After the simultaneous optimization of 16 LED layout models (Fig. 3), five different LED lighting source optimization schemes are selected for comparison (Table 5), and the performance indicators after optimization are listed. The results show that compared with the previous optimization schemes, the illuminance uniformity of the proposed optimization scheme has been improved by 7.39% to 109.03%, and the quality factor of received power has been improved from 5.25 to 12.23, an increase of nearly 133%. After simultaneous optimization of lighting source layout and power distribution, the factor further increases to 15.12. The simultaneous optimization scheme and the proposed FWOA have excellent optimization performance. In addition, the optimal layout (Fig. 6) and received power distribution (Fig. 7) of the system are explored when the number of LEDs is 14, 12, 9, and 6 respectively. It is found (Table 6) that in different scenarios, a better balance between system energy and performance can be achieved by selecting the appropriate number of LEDs. In addition, by introducing the FWOA, the time for simultaneous optimization is also greatly reduced, and the calculation time is shortened to less than 1 h, which verifies the superior performance of the proposed algorithm in terms of convergence speed and optimum search.
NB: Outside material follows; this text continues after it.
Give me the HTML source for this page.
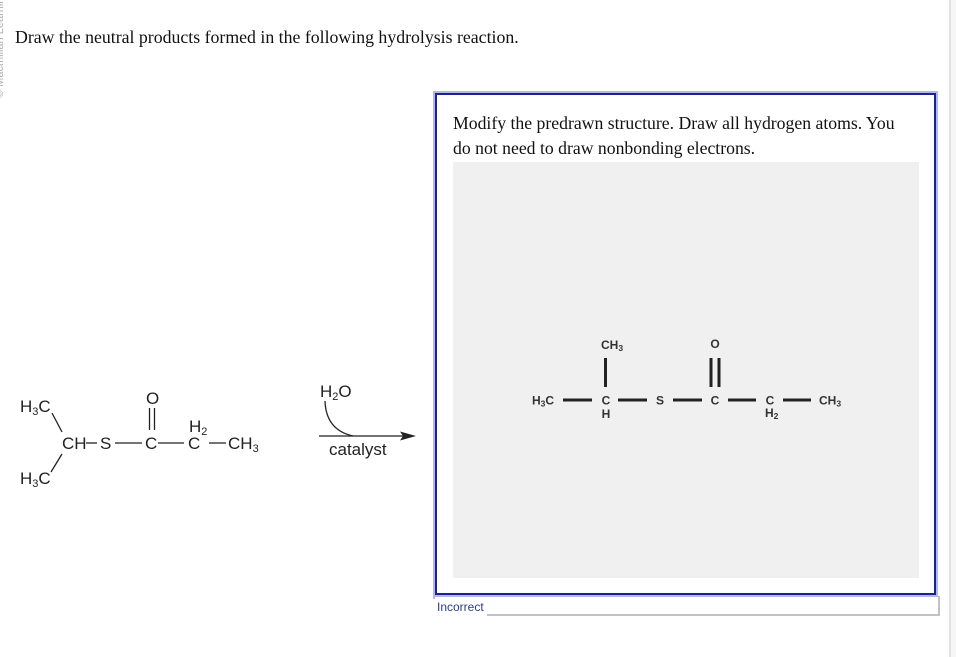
<!DOCTYPE html>
<html>
<head>
<meta charset="utf-8">
<style>
  html, body { margin:0; padding:0; }
  body { width:956px; height:657px; background:#fff; position:relative; overflow:hidden; }
  .serif { font-family:"Liberation Serif", serif; color:#111; position:absolute; white-space:nowrap; }
  #title { left:15px; top:26px; font-size:17.8px; line-height:22px; }
  #instr { left:453px; top:111px; font-size:17.7px; line-height:24.5px; }
  #outer { position:absolute; left:433px; top:91px; width:501px; height:502px; border:2px solid #b3b8e6; }
  #inner { position:absolute; left:435px; top:93px; width:497px; height:498px; border:2.5px solid #1b2392; box-sizing:content-box; }
  #gray { position:absolute; left:453px; top:162px; width:466px; height:416px; background:#f0f0f0; }
  #rightline { position:absolute; left:949px; top:0; width:2px; height:657px; background:#e2e2e2; }
  #rightfill { position:absolute; left:951px; top:0; width:5px; height:657px; background:#f6f6f6; }
  #wm { position:absolute; left:-5px; top:98px; transform:rotate(-90deg); transform-origin:left top;
        font-family:"Liberation Sans", sans-serif; font-size:11px; line-height:11px; color:#b0b0b0; white-space:nowrap; }
  #incorrect { position:absolute; left:437px; top:600px; font-family:"Liberation Sans", sans-serif; font-size:12px; line-height:14px; color:#2b3a8f; }
  svg { position:absolute; left:0; top:0; }
</style>
</head>
<body>
<div id="rightfill"></div>
<div id="rightline"></div>
<div id="wm">© Macmillan Learning</div>
<div id="title" class="serif">Draw the neutral products formed in the following hydrolysis reaction.</div>

<div id="outer"></div>
<div id="inner"></div>
<div id="gray"></div>
<div id="instr" class="serif">Modify the predrawn structure. Draw all hydrogen atoms. You<br>do not need to draw nonbonding electrons.</div>
<div id="incorrect">Incorrect</div>

<svg width="956" height="657" viewBox="0 0 956 657">
  <!-- bottom feedback bar lines -->
  <line x1="487" y1="615" x2="940" y2="615" stroke="#c2c2c2" stroke-width="2"/>
  <line x1="939" y1="596" x2="939" y2="616" stroke="#c2c2c2" stroke-width="2"/>
  <line x1="434" y1="596" x2="434" y2="599" stroke="#b3b8e6" stroke-width="2"/>

  <!-- Left reactant -->
  <g font-family="Liberation Sans, Arial, sans-serif" font-size="17" fill="#222">
    <text x="20" y="412">H<tspan font-size="11" dy="3">3</tspan><tspan dy="-3">C</tspan></text>
    <text x="62" y="449">CH</text>
    <text x="20" y="484">H<tspan font-size="11" dy="3">3</tspan><tspan dy="-3">C</tspan></text>
    <text x="100" y="449">S</text>
    <text x="145" y="449">C</text>
    <text x="146" y="404">O</text>
    <text x="188" y="449">C</text>
    <text x="189" y="432">H<tspan font-size="11" dy="3">2</tspan></text>
    <text x="228" y="449">CH<tspan font-size="11" dy="3">3</tspan></text>
    <text x="320" y="397">H<tspan font-size="11" dy="3">2</tspan><tspan dy="-3">O</tspan></text>
    <text x="329" y="455">catalyst</text>
  </g>
  <g stroke="#222" stroke-width="1.3" fill="none">
    <line x1="52" y1="413" x2="62" y2="432"/>
    <line x1="62" y1="454" x2="51" y2="472"/>
    <line x1="86" y1="443" x2="97" y2="443"/>
    <line x1="115" y1="443" x2="142" y2="443"/>
    <line x1="158" y1="443" x2="184" y2="443"/>
    <line x1="209" y1="443" x2="226" y2="443"/>
    <line x1="149.5" y1="408" x2="149.5" y2="430"/>
    <line x1="154.5" y1="408" x2="154.5" y2="430"/>
    <!-- reaction arrow -->
    <line x1="319" y1="436" x2="404" y2="436"/>
    <path d="M325,401 Q326,430 353,436"/>
  </g>
  <polygon points="416,436 400,431.5 403,436 400,440.5" fill="#222"/>

  <!-- Box molecule -->
  <g font-family="Liberation Sans, Arial, sans-serif" font-size="12" font-weight="bold" fill="#333">
    <text x="532" y="404.5">H<tspan font-size="8.5" dy="2">3</tspan><tspan dy="-2">C</tspan></text>
    <text x="606" y="404.5" text-anchor="middle">C</text>
    <text x="606" y="418" text-anchor="middle">H</text>
    <text x="601" y="349">CH<tspan font-size="8.5" dy="2">3</tspan></text>
    <text x="660" y="404.5" text-anchor="middle">S</text>
    <text x="715" y="404.5" text-anchor="middle">C</text>
    <text x="715" y="348" text-anchor="middle">O</text>
    <text x="770" y="404.5" text-anchor="middle">C</text>
    <text x="765" y="417">H<tspan font-size="8.5" dy="2">2</tspan></text>
    <text x="819" y="404.5">CH<tspan font-size="8.5" dy="2">3</tspan></text>
  </g>
  <g stroke="#222" stroke-width="3">
    <line x1="563" y1="400" x2="592" y2="400"/>
    <line x1="605.5" y1="358" x2="605.5" y2="387"/>
    <line x1="618" y1="400" x2="647" y2="400"/>
    <line x1="673" y1="400" x2="702" y2="400"/>
    <line x1="711" y1="358" x2="711" y2="387"/>
    <line x1="719" y1="358" x2="719" y2="387"/>
    <line x1="728" y1="400" x2="756" y2="400"/>
    <line x1="783" y1="400" x2="811" y2="400"/>
  </g>
</svg>
</body>
</html>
In the indoor VLC system considering one reflection, we propose a FWOA based on the fusion improvement strategy and realize the optimal distribution of LEDs by simultaneously optimizing the lighting source layout and power distribution model of the LED deployment height. The research results show that compared with the traditional optimization models, the uniformity of the received power, illuminance, and signal-to-noise ratio (SNR) of the optimized distribution model is better with excellent communication fairness. Besides, the distribution model of different numbers of LEDs in the room is also studied. The results show that as the number of LEDs increases, the system performance exhibits a positive convergence characteristic. By increasing the number of LEDs, the optimized lighting source layout and received power can improve system performance. However, this growth relationship converges when the number of LEDs increases to 12. Then, increasing the number of LEDs can no longer significantly improve system performance, and will in turn increase system energy consumption and optimization time. Therefore, the performance and energy efficiency of the system can be better balanced by selecting the appropriate number of LEDs. This study can provide a valuable reference for the application of VLC in indoor rooms of different sizes.